Market timing is a structural constraint, not a strategic choice. Marft's concept — embeddable ML for developers — is now a multi-billion dollar category. The product idea was not wrong; the calendar was. Companies entering pre-market categories need either substantially more capital to survive until demand forms, or a near-term wedge market (a specific vertical with immediate demand) that can generate revenue while the broader market matures. Marft appears to have had neither.
The absence of competition is not always an opportunity signal. In developer tooling, the presence of competing products often validates that a market exists and that developers are actively seeking solutions. Marft operated in a competitive vacuum in 2012 — not because it had won the market, but because the market had not yet formed. Founders evaluating "blue ocean" opportunities in technical categories should distinguish between markets that are underserved and markets that are simply not yet present.
B2D products require community traction as a leading indicator. Developer tools live or die by organic community adoption. The complete absence of any public signal — no Hacker News posts, no developer blog mentions, no GitHub activity — suggests Marft never achieved the initial community engagement that B2D products need to generate compounding growth.
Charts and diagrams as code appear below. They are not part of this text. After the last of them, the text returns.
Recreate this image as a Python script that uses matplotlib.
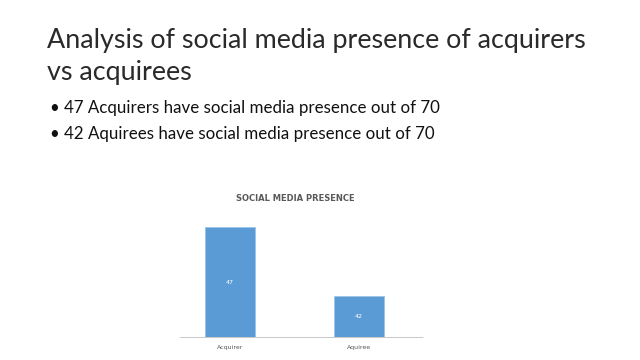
import matplotlib
matplotlib.use("Agg")
import matplotlib.pyplot as plt

categories = ["Acquirer", "Aquiree"]
values = [47, 42]
title_lines = ["Analysis of social media presence of acquirers", "vs acquirees"]
bullets = ["47 Acquirers have social media presence out of 70",
           "42 Aquirees have social media presence out of 70"]
chart_title = "SOCIAL MEDIA PRESENCE"

W, H = 640, 360
fig = plt.figure(figsize=(6.4, 3.6), dpi=100)
fig.patch.set_facecolor("white")

def fx(px):
    return px / W

def fy(py):
    return 1 - py / H

for i, line in enumerate(title_lines):
    fig.text(fx(47), fy(48 + 32 * i), line, ha="left", va="baseline", fontsize=19.4,
             family="Lato", fontweight="normal", color="#2a2a2a")
for i, b in enumerate(bullets):
    fig.text(fx(50), fy(113 + 26 * i), "\u2022 " + b, ha="left", va="baseline",
             fontsize=12.2, family="Lato", color="#111111")

ax = fig.add_axes([fx(180), fy(337), fx(423) - fx(180), (337 - 200) / H])
x = list(range(len(categories)))
bars = ax.bar(x, values, width=0.39, color="#5B9BD5", edgecolor="#9DC3E6", linewidth=0.6)
ax.set_ylim(39, 49)
ax.set_xlim(-0.39, 1.5)
for s in ["top", "right", "left"]:
    ax.spines[s].set_visible(False)
ax.spines["bottom"].set_color("#BFBFBF")
ax.spines["bottom"].set_linestyle((0, (1, 1)))
ax.spines["bottom"].set_linewidth(0.6)
ax.set_yticks([])
ax.set_xticks(x)
ax.set_xticklabels(categories, fontsize=4.5, color="#595959")
ax.tick_params(axis="x", length=0, pad=6)
for xi, v in zip(x, values):
    ax.text(xi, (39 + v) / 2, str(v), ha="center", va="center", fontsize=4.5, color="white")

fig.text(fx(295), fy(198), chart_title, ha="center", va="center", fontsize=6,
         fontweight="bold", color="#595959")

fig.savefig("out.png", dpi=100)
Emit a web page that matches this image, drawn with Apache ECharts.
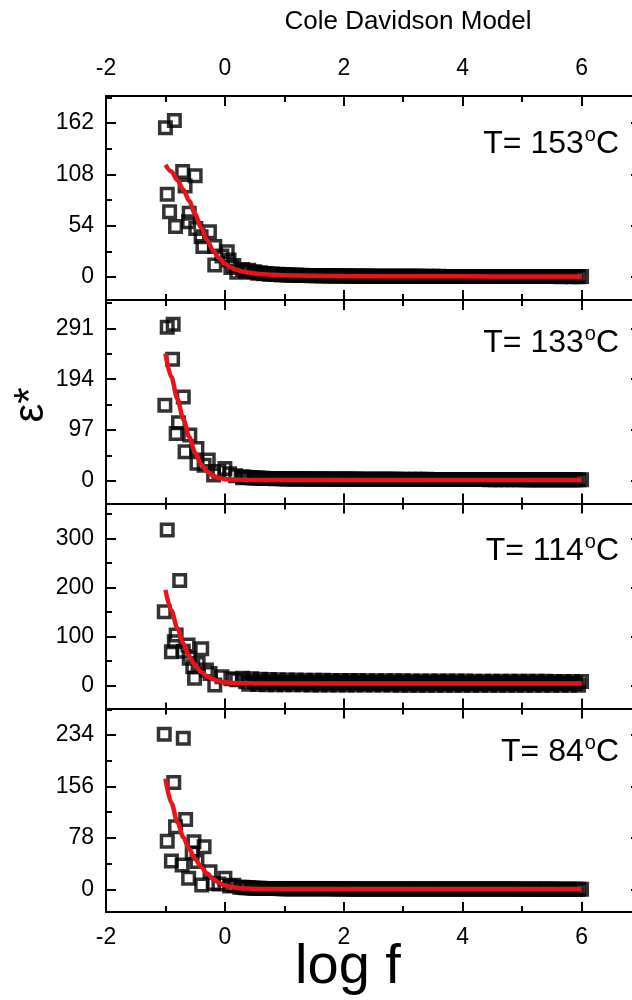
<!DOCTYPE html>
<html><head><meta charset="utf-8">
<script src="https://cdn.jsdelivr.net/npm/echarts@6/dist/echarts.min.js"></script>
<style>html,body{margin:0;padding:0;background:#fff}#c{width:632px;height:1000px}</style>
</head><body><div id="c"></div><script>
const FONT = "'Liberation Sans', Arial, Helvetica, sans-serif";

// ---------- data ----------
const titleText = 'Cole Davidson Model';
const xTitle = 'log f';
const yTitle = 'ε*';
const temps = ['153', '133', '114', '84'];

const xMin = -2, xMax = 7, xStep = 2, xMinorStep = 1;

// y ranges / ticks per panel
const yMin = [-24.2, -42.9, -46.4, -34.4];
const yMax = [190.4, 345, 370.9, 274.2];
const yMajor1 = [0, 54, 108, 162];
const yMinor1 = [27, 81, 135, 189];
const yMajor2 = [0, 97, 194, 291];
const yMinor2 = [48.5, 145.5, 242.5, 339.5];
const yMajor3 = [0, 100, 200, 300];
const yMinor3 = [50, 150, 250, 350];
const yMajor4 = [0, 78, 156, 234];
const yMinor4 = [39, 117, 195, 273];

// low-frequency scattered points
const low1X = [-1.00,-0.85,-0.97,-0.71,-0.50,-0.67,-0.93,-0.83,-0.60,-0.61,-0.49,-0.26,-0.40,-0.37,-0.17,-0.17,0.04,0.07,0.10,0.20,-0.05,0.15];
const low1Y = [157,164.5,87,111,106.6,95.8,68.7,53,67,58,51,47.7,42.4,32,32,12.6,26.6,18,10,5,22,12];
const low2X = [-0.97,-0.87,-0.88,-1.01,-0.70,-0.78,-0.82,-0.59,-0.67,-0.47,-0.47,-0.28,-0.19,0.00,0.08,0.30,-0.35,-0.10,0.18];
const low2Y = [293,298.6,232,144.5,160,111,90.7,87.5,55.7,62,33.7,40,11.4,24,14,6,30,18,10];
const low3X = [-0.97,-0.76,-1.02,-0.82,-0.90,-0.85,-0.62,-0.39,-0.60,-0.54,-0.51,-0.31,-0.17,-0.70,-0.45,-0.25,-0.05,0.10,0.20];
const low3Y = [317,214,150.7,103,69,89.6,83,75,55.7,38.7,15,32,1.4,70,45,25,18,14,12];
const low4X = [-1.02,-0.70,-0.86,-0.66,-0.83,-0.97,-0.52,-0.35,-0.90,-0.72,-0.47,-0.61,-0.39,-0.25,-0.19,0.00,0.08,-0.55,-0.10,0.15,0.25];
const low4Y = [235,229,162,106,95,73,72,64.6,43,37,42,16.7,6.5,26.7,9,16.7,5,55,8,6,3];

// high-frequency tail (shared log f)
const tailX = [0.30,0.35,0.40,0.45,0.50,0.55,0.60,0.65,0.70,0.75,
0.80,0.85,0.90,0.95,1.00,1.05,1.10,1.15,1.20,1.25,
1.30,1.35,1.40,1.45,1.50,1.55,1.60,1.65,1.70,1.75,
1.80,1.85,1.90,1.95,2.00,2.05,2.10,2.15,2.20,2.25,
2.30,2.35,2.40,2.45,2.50,2.55,2.60,2.65,2.70,2.75,
2.80,2.85,2.90,2.95,3.00,3.05,3.10,3.15,3.20,3.25,
3.30,3.35,3.40,3.45,3.50,3.55,3.60,3.65,3.70,3.75,
3.80,3.85,3.90,3.95,4.00,4.05,4.10,4.15,4.20,4.25,
4.30,4.35,4.40,4.45,4.50,4.55,4.60,4.65,4.70,4.75,
4.80,4.85,4.90,4.95,5.00,5.05,5.10,5.15,5.20,5.25,
5.30,5.35,5.40,5.45,5.50,5.55,5.60,5.65,5.70,5.75,
5.80,5.85,5.90,5.95,6.00];
const tail1Y = [8,6,7,5,5.5,4,4.5,3.5,3.8,3,
3.2,2.6,2.8,2.2,2.5,2,2.2,1.8,2,1.6,
1.8,1.5,1.7,1.4,1.5,1.3,1.4,1.2,1.3,1.1,
1.2,1.1,1.2,1,1.1,1,1.1,0.9,1,0.9,
1,0.9,1,0.8,0.9,0.8,0.9,0.8,0.9,0.8,
0.8,0.7,0.8,0.7,0.8,0.7,0.8,0.7,0.7,0.7,
0.7,0.6,0.7,0.6,0.7,0.6,0.7,0.6,0.6,0.6,
0.6,0.6,0.6,0.5,0.6,0.5,0.6,0.5,0.5,0.5,
0.5,0.5,0.6,0.5,0.5,0.5,0.5,0.4,0.5,0.5,
0.5,0.4,0.5,0.4,0.5,0.4,0.5,0.4,0.4,0.4,
0.4,0.4,0.5,0.4,0.4,0.4,0.4,0.3,0.4,0.4,
0.4,0.3,0.4,0.3,0.4];
const tail2Y = [8,7,6.5,6,5.5,5.5,5,5.2,4.8,4.6,
4.8,4.4,4.6,4.2,4.4,4,4.3,3.9,4.2,3.8,
4.1,3.8,4,3.7,4,3.6,3.9,3.6,3.8,3.5,
3.8,3.5,3.7,3.4,3.7,3.4,3.6,3.3,3.6,3.3,
3.5,3.3,3.5,3.2,3.4,3.2,3.4,3.1,3.3,3.1,
3.3,3.1,3.2,3,3.2,3,3.2,3,3.1,3,
3.1,2.9,3.1,2.9,3,2.9,3,2.8,3,2.8,
3,2.8,2.9,2.8,2.9,2.7,2.9,2.7,2.8,2.7,
2.8,2.7,2.8,2.6,2.8,2.6,2.7,2.6,2.7,2.6,
2.7,2.6,2.7,2.5,2.7,2.5,2.6,2.5,2.6,2.5,
2.6,2.5,2.6,2.4,2.6,2.4,2.5,2.4,2.5,2.4,
2.5,2.4,2.5,2.3,2.4];
const tail3Y = [15,8,3,14,7.5,2.5,13,7,2.2,12.5,
6.8,2,12,6.6,2,11.8,6.4,1.8,11.5,6.3,
1.7,11.3,6.2,1.6,11.1,6.1,1.5,11,6,1.5,
10.8,5.9,1.4,10.7,5.8,1.4,10.5,5.8,1.3,10.4,
5.7,1.3,10.3,5.7,1.2,10.2,5.6,1.2,10.1,5.6,
1.2,10,5.5,1.1,9.9,5.5,1.1,9.8,5.4,1.1,
9.7,5.4,1,9.6,5.3,1,9.6,5.3,1,9.5,
5.2,1,9.4,5.2,0.9,9.4,5.1,0.9,9.3,5.1,
0.9,9.2,5,0.9,9.2,5,0.8,9.1,5,0.8,
9.1,4.9,0.8,9,4.9,0.8,9,4.9,0.8,8.9,
4.8,0.7,8.9,4.8,0.7,8.8,4.8,0.7,8.8,4.7,
0.7,8.7,4.7,0.7,8.7];
const tail4Y = [3,2.5,2.2,2,1.8,1.6,1.5,1.4,1.3,1.2,
1.2,1.1,1.1,1,1,1,0.9,0.9,0.9,0.9,
0.8,0.9,0.8,0.8,0.8,0.7,0.8,0.7,0.7,0.7,
0.7,0.7,0.6,0.7,0.6,0.7,0.6,0.6,0.6,0.6,
0.6,0.6,0.5,0.6,0.5,0.6,0.5,0.5,0.5,0.5,
0.5,0.5,0.5,0.5,0.4,0.5,0.4,0.5,0.4,0.4,
0.4,0.4,0.4,0.4,0.4,0.4,0.4,0.4,0.4,0.3,
0.4,0.3,0.4,0.3,0.4,0.3,0.3,0.3,0.3,0.3,
0.3,0.3,0.3,0.3,0.3,0.3,0.3,0.3,0.3,0.3,
0.3,0.3,0.3,0.2,0.3,0.2,0.3,0.2,0.3,0.2,
0.3,0.2,0.3,0.2,0.3,0.2,0.2,0.2,0.2,0.2,
0.2,0.2,0.2,0.2,0.2];

// Cole-Davidson fit curves
const fitX = [-1.0,-0.9,-0.8,-0.7,-0.6,-0.5,-0.4,-0.3,-0.2,-0.1,0.0,0.1,0.2,0.3,0.4,0.5,0.6,0.8,1.0,1.5,2,3,4,5,6.0];
const fit1Y = [118,111,102,92,80,66,52,39,28,20,14,10,7.5,5.8,4.6,3.8,3.2,2.3,1.8,1.2,1.0,0.8,0.7,0.6,0.6];
const fit2Y = [243,198,157,118,84,54,32,18,10,6,4,3,2.5,2.2,2.1,2.0,2.0,2.0,2.0,2.0,2.0,2.0,2.0,2.0,2.0];
const fit3Y = [195,153,117,86,60,41,28,19,13,9,7,6,5.3,5,4.8,4.7,4.6,4.5,4.5,4.5,4.5,4.5,4.5,4.5,4.5];
const fit4Y = [168,131,102,79,61,46,34,24,16,10,6,3.8,2.4,1.6,1.1,0.8,0.6,0.5,0.4,0.4,0.4,0.4,0.4,0.4,0.4];

// ---------- layout ----------
const gridTop = [96, 300, 503.5, 708.5];
const gridH = [204, 203.5, 205, 203.5];
const gridLeft = 106, gridWidth = 535;
const tempLabelOffset = [29, 24, 29, 25];

const lows = [[low1X, low1Y], [low2X, low2Y], [low3X, low3Y], [low4X, low4Y]];
const tails = [tail1Y, tail2Y, tail3Y, tail4Y];
const fits = [fit1Y, fit2Y, fit3Y, fit4Y];
const majors = [yMajor1, yMajor2, yMajor3, yMajor4];
const minors = [yMinor1, yMinor2, yMinor3, yMinor4];

const BLACK = '#000';
const RED = '#e8141c';
const ls = () => ({ color: BLACK, width: 2 });
const labelSt = () => ({ color: BLACK, fontSize: 23, fontFamily: FONT });

const grids = [], xAxes = [], yAxes = [], series = [], graphics = [];
for (let i = 0; i < 4; i++) {
  grids.push({ left: gridLeft, top: gridTop[i], width: gridWidth, height: gridH[i], outerBoundsMode: 'none' });
  ['bottom', 'top'].forEach(pos => {
    const showLab = (pos === 'bottom' && i === 3) || (pos === 'top' && i === 0);
    xAxes.push({
      type: 'value', gridIndex: i, position: pos, min: xMin, max: xMax, interval: xStep,
      axisLine: { show: true, onZero: false, lineStyle: ls() },
      axisTick: { show: true, inside: true, length: 10, lineStyle: ls() },
      axisLabel: Object.assign({ show: showLab, margin: pos === 'top' ? 16 : 14, showMaxLabel: false }, labelSt()),
      splitLine: { show: false }
    });
    xAxes.push({
      type: 'value', gridIndex: i, position: pos, min: xMin, max: xMax, interval: xMinorStep,
      axisLine: { show: false, onZero: false },
      axisTick: { show: true, inside: true, length: 6, lineStyle: ls() },
      axisLabel: { show: false },
      splitLine: { show: false }
    });
  });
  yAxes.push({
    type: 'value', gridIndex: i, position: 'left', min: yMin[i], max: yMax[i],
    axisLine: { show: true, onZero: false, lineStyle: ls() },
    axisTick: { show: true, inside: true, length: 10, customValues: majors[i], lineStyle: ls() },
    axisLabel: Object.assign({ show: true, margin: 12, customValues: majors[i] }, labelSt()),
    splitLine: { show: false }
  });
  yAxes.push({
    type: 'value', gridIndex: i, position: 'left', min: yMin[i], max: yMax[i],
    axisLine: { show: false, onZero: false },
    axisTick: { show: true, inside: true, length: 6, customValues: minors[i], lineStyle: ls() },
    axisLabel: { show: false },
    splitLine: { show: false }
  });
  yAxes.push({
    type: 'value', gridIndex: i, position: 'right', min: yMin[i], max: yMax[i],
    axisLine: { show: true, onZero: false, lineStyle: ls() },
    axisTick: { show: true, inside: true, length: 10, customValues: majors[i], lineStyle: ls() },
    axisLabel: { show: false },
    splitLine: { show: false }
  });

  const sym = {
    type: 'scatter', xAxisIndex: 4 * i, yAxisIndex: 3 * i, symbol: 'rect', symbolSize: 11.5,
    itemStyle: { color: 'rgba(255,255,255,0)', borderColor: BLACK, borderWidth: 3.5 },
    emphasis: { disabled: true }, silent: true, z: 2
  };
  series.push(Object.assign({}, sym, { data: lows[i][0].map((x, j) => [x, lows[i][1][j]]) }));
  series.push(Object.assign({}, sym, { data: tailX.map((x, j) => [x, tails[i][j]]) }));
  series.push({
    type: 'line', xAxisIndex: 4 * i, yAxisIndex: 3 * i, smooth: 0.3, smoothMonotone: 'x',
    showSymbol: false, symbol: 'none', silent: true, z: 5,
    lineStyle: { color: RED, width: 4.5 },
    data: fitX.map((x, j) => [x, fits[i][j]])
  });

  graphics.push({
    type: 'text', right: 13, top: gridTop[i] + tempLabelOffset[i], silent: true,
    style: {
      text: '{a|T= ' + temps[i] + '}{s|o}{a|C}',
      rich: {
        a: { fontSize: 32, fontFamily: FONT, fill: BLACK, lineHeight: 35, verticalAlign: 'bottom' },
        s: { fontSize: 20, fontFamily: FONT, fill: BLACK, lineHeight: 35, verticalAlign: 'top', padding: [0, 0, 14, 1] }
      }
    }
  });
}

graphics.push({ type: 'text', x: 408, y: 22, silent: true,
  style: { text: titleText, fontSize: 26, fontFamily: FONT, fill: BLACK, align: 'center', verticalAlign: 'middle' } });
graphics.push({ type: 'text', x: 348, y: 968, silent: true,
  style: { text: xTitle, fontSize: 56, fontFamily: FONT, fill: BLACK, align: 'center', verticalAlign: 'middle' } });
graphics.push({ type: 'text', x: 31, y: 405, rotation: Math.PI / 2, silent: true,
  style: { text: yTitle, fontSize: 42, fontFamily: FONT, fill: BLACK, align: 'center', verticalAlign: 'middle' } });

const chart = echarts.init(document.getElementById('c'), null, { renderer: 'canvas' });
chart.setOption({
  animation: false,
  backgroundColor: '#fff',
  grid: grids, xAxis: xAxes, yAxis: yAxes, series: series, graphic: graphics
});
</script></body></html>
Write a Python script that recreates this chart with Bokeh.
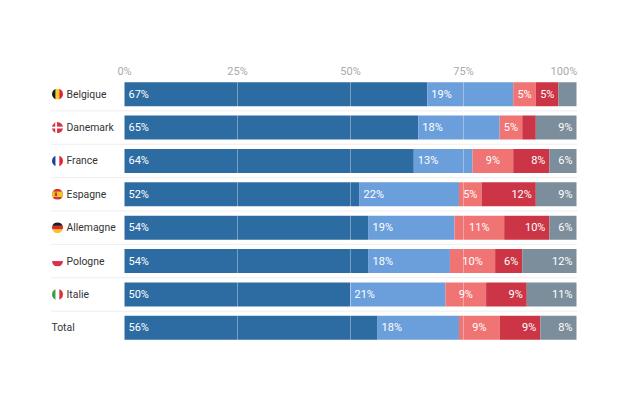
import base64
from bokeh.embed import file_html
from bokeh.resources import INLINE
from bokeh.plotting import figure
from bokeh.models import ColumnDataSource, FactorRange, FixedTicker, Range1d
from bokeh.transform import dodge
from bokeh.core.properties import value

countries = ["Belgique", "Danemark", "France", "Espagne", "Allemagne", "Pologne", "Italie", "Total"]
seg_a = [67, 65, 64, 52, 54, 54, 50, 56]
seg_b = [19, 18, 13, 22, 19, 18, 21, 18]
seg_c = [5, 5, 9, 5, 11, 10, 9, 9]
seg_d = [5, 3, 8, 12, 10, 6, 9, 9]
seg_e = [4, 9, 6, 9, 6, 12, 11, 8]
series = [seg_a, seg_b, seg_c, seg_d, seg_e]
colors = ["#2d6ca2", "#6b9fdb", "#f07474", "#cb3545", "#7c8e9b"]
ticks = [0, 25, 50, 75]
FONT = "Roboto"

PX = 4.52  # pixels per percentage point
W, H = 608, 400
LEFT = 124  # frame pixel of 0 %


def stripes(kind, cols):
    n = len(cols)
    if kind == "v":
        return "".join(f'<rect x="{i*24/n}" y="0" width="{24/n}" height="24" fill="{c}"/>' for i, c in enumerate(cols))
    return "".join(f'<rect x="0" y="{i*24/n}" width="24" height="{24/n}" fill="{c}"/>' for i, c in enumerate(cols))


flag_art = {
    "Belgique": stripes("v", ["#1a1a1a", "#fcd116", "#e0203a"]),
    "Danemark": stripes("h", ["#d5324a"]) + '<rect x="7" y="0" width="4" height="24" fill="#fff"/><rect x="0" y="10" width="24" height="4" fill="#fff"/>',
    "France": stripes("v", ["#1f3f9a", "#ffffff", "#e0243a"]),
    "Espagne": '<rect width="24" height="24" fill="#d0342c"/><rect y="6" width="24" height="12" fill="#f5c02c"/><rect x="6" y="8" width="5" height="8" fill="#b5432c"/>',
    "Allemagne": stripes("h", ["#1a1a1a", "#dc2a2a", "#fcc419"]),
    "Pologne": stripes("h", ["#ffffff", "#dc2f4d"]),
    "Italie": stripes("v", ["#3f9c46", "#ffffff", "#dc2f3a"]),
}


def flag_uri(art):
    svg = ('<svg xmlns="http://www.w3.org/2000/svg" width="96" height="96" viewBox="0 0 24 24">'
           '<defs><clipPath id="c"><circle cx="12" cy="12" r="12"/></clipPath></defs>'
           f'<g clip-path="url(#c)">{art}</g></svg>')
    return "data:image/svg+xml;base64," + base64.b64encode(svg.encode()).decode()


p = figure(width=W, height=H, output_backend="svg", toolbar_location=None,
           x_range=Range1d(-LEFT / PX, (W - LEFT) / PX),
           y_range=FactorRange(factors=countries[::-1], range_padding=0, factor_padding=0, group_padding=0),
           x_axis_location="above", y_axis_location=None,
           min_border_left=0, min_border_right=0, min_border_top=77, min_border_bottom=56,
           outline_line_color=None, background_fill_color="white", border_fill_color="white")

# stacked bars
left = [0] * len(countries)
for vals, col in zip(series, colors):
    right = [a + b for a, b in zip(left, vals)]
    p.hbar(y=countries, left=left, right=right, height=24 / 33.4, fill_color=col, line_color=None)
    left = right

# row separators
sep = ColumnDataSource(dict(c=countries[:-1], x0=[-73 / PX] * 7, x1=[100] * 7))
p.segment(x0="x0", x1="x1", y0=dodge("c", -0.5, range=p.y_range), y1=dodge("c", -0.5, range=p.y_range),
          source=sep, line_color="#dcdcdc", line_width=1, line_dash="1 1")

# value labels
style = [("left", 4), ("left", 4), ("center", 0), ("right", -4), ("right", -4)]
start = [0] * len(countries)
for i, vals in enumerate(series):
    align, off = style[i]
    end = [a + b for a, b in zip(start, vals)]
    rows = [j for j, v in enumerate(vals) if v >= 5]
    if align == "left":
        xs = [start[j] for j in rows]
    elif align == "center":
        xs = [(start[j] + end[j]) / 2 for j in rows]
    else:
        xs = [end[j] for j in rows]
    p.text(x=xs, y=[countries[j] for j in rows], text=[f"{vals[j]}%" for j in rows],
           text_align=align, text_baseline="middle", x_offset=off, text_color="white",
           text_font=value(FONT), text_font_size="11px")
    start = end

# row labels
named = [c for c in countries if c != "Total"]
p.text(x=[-58 / PX] * len(named), y=named, text=named, text_align="left", text_baseline="middle",
       text_color="#333333", text_font=value(FONT), text_font_size="10.4px")
p.text(x=[-73 / PX], y=["Total"], text=["Total"], text_align="left", text_baseline="middle",
       text_color="#333333", text_font=value(FONT), text_font_size="10.4px")

# flags
p.image_url(url=[flag_uri(flag_art[c]) for c in named], x=[-67 / PX] * len(named), y=named,
            w=11, h=11, w_units="screen", h_units="screen", anchor="center")

# axis: the last label sits flush with the right end of the bars, so its tick is
# moved left by half the label's width (axis labels can only be centred)
last_tick = 100 - 12.6 / PX
ax = p.xaxis[0]
ax.ticker = FixedTicker(ticks=ticks + [last_tick])
ax.major_label_overrides = {**{t: f"{t}%" for t in ticks}, last_tick: "100%"}
ax.axis_line_color = None
ax.major_tick_line_color = None
ax.minor_tick_line_color = None
ax.major_tick_out = 0
ax.major_tick_in = 0
ax.major_label_standoff = 0
ax.major_label_text_color = "#aaaaaa"
ax.major_label_text_font = FONT
ax.major_label_text_font_size = "11px"

# grid lines drawn over bars
p.ygrid.visible = False
g = p.xgrid[0]
g.ticker = FixedTicker(ticks=[25, 50, 75])
g.grid_line_color = "white"
g.grid_line_alpha = 0.35
g.grid_line_width = 1
g.level = "overlay"

open("out.html", "w").write(file_html(p, INLINE))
For developer tool founders, early community signal (even small) is a more reliable leading indicator than enterprise pilot commitments.
Runway must be calibrated to market formation timelines, not product development timelines. A seed round sized for 12–18 months of product development is insufficient when the product's success depends on a market that needs 3–5 years to form. Founders in pre-market categories should either raise more capital upfront, identify a near-term revenue wedge, or explicitly plan for the market formation timeline when setting expectations with investors.